Takeaway: "Reps and warranties" are a series of legally binding promises you make to your investors about the state of your company; a breach of these promises can give your investors the right to sue the company for damages.
In every venture financing, the Stock Purchase Agreement will contain a long and detailed section called "Representations and Warranties." This section can be intimidating, as it is a long list of formal legal statements that the company is required to make to the investors. These are not just casual promises; they are legally binding assertions of fact about your company's legal, financial, and operational health.
If any of these statements are later found to be materially false, it can constitute a breach of the financing agreement, giving the investors a legal claim against the company. For this reason, it is critical that you and your legal counsel review every single representation and warranty to ensure it is true and accurate.
The Purpose of Reps & Warranties
Reps & warranties serve two primary purposes:
A Diligence Tool: They force the company to formally disclose any known issues. The process of reviewing the reps & warranties with your lawyer is a form of self-diligence, as it requires you to confirm the status of everything from your corporate records to your intellectual property ownership.
A Risk Allocation Mechanism: They allocate the risk of any unknown problems to the company. If a hidden liability emerges after the financing that contradicts one of the reps & warranties, the investors are protected because they relied on your statement that the problem did not exist.
Standard Reps & Warranties in a Series A
While the list can be long, it is highly standardized. The company will be asked to represent and warrant facts about:
Corporate Organization: That the company is a duly organized Delaware C-Corporation in good standing.
Capitalization: That the cap table provided to the investors is complete and accurate.
Authorization: That the company has the full legal authority to enter into the financing and issue the stock.

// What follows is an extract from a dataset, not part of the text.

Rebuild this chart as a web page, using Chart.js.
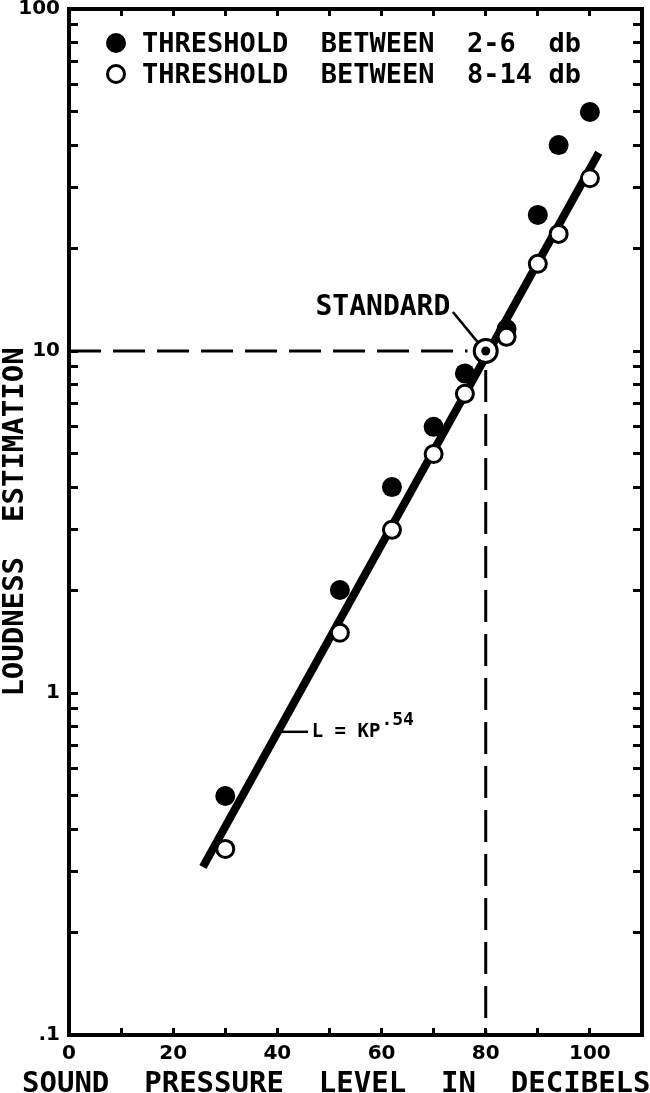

Intellectual Property: That the company owns or has the right to use all the IP necessary for its business and that it is not infringing on the IP of any third party.
Financial Statements: That the financial statements provided to the investors are accurate and have been prepared in accordance with GAAP.
Compliance with Laws: That the company is in compliance with all applicable laws and regulations.
Litigation: That there is no pending or threatened litigation against the company.
The Role of the "Disclosure Schedule"
No company is perfect. It is common that one of the standard representations may not be 100% accurate. For example, the company may be involved in a minor, pending legal dispute. You cannot simply sign a representation that there is "no litigation."
The solution is the Disclosure Schedule. This is a separate document that is part of the financing agreement where you can list any exceptions to the reps & warranties. By formally disclosing an issue on this schedule, you are preventing the investors from later claiming that you breached your warranty on that specific matter. The process of preparing the Disclosure Schedule with your lawyer is a critical part of the diligence process.
Disclaimer: This post is for general informational purposes only and does not constitute legal, tax, or financial advice. Reading or relying on this content does not create an attorney–client relationship. Every startup’s situation is unique, and you should consult qualified legal or tax professionals before making decisions that may affect your business.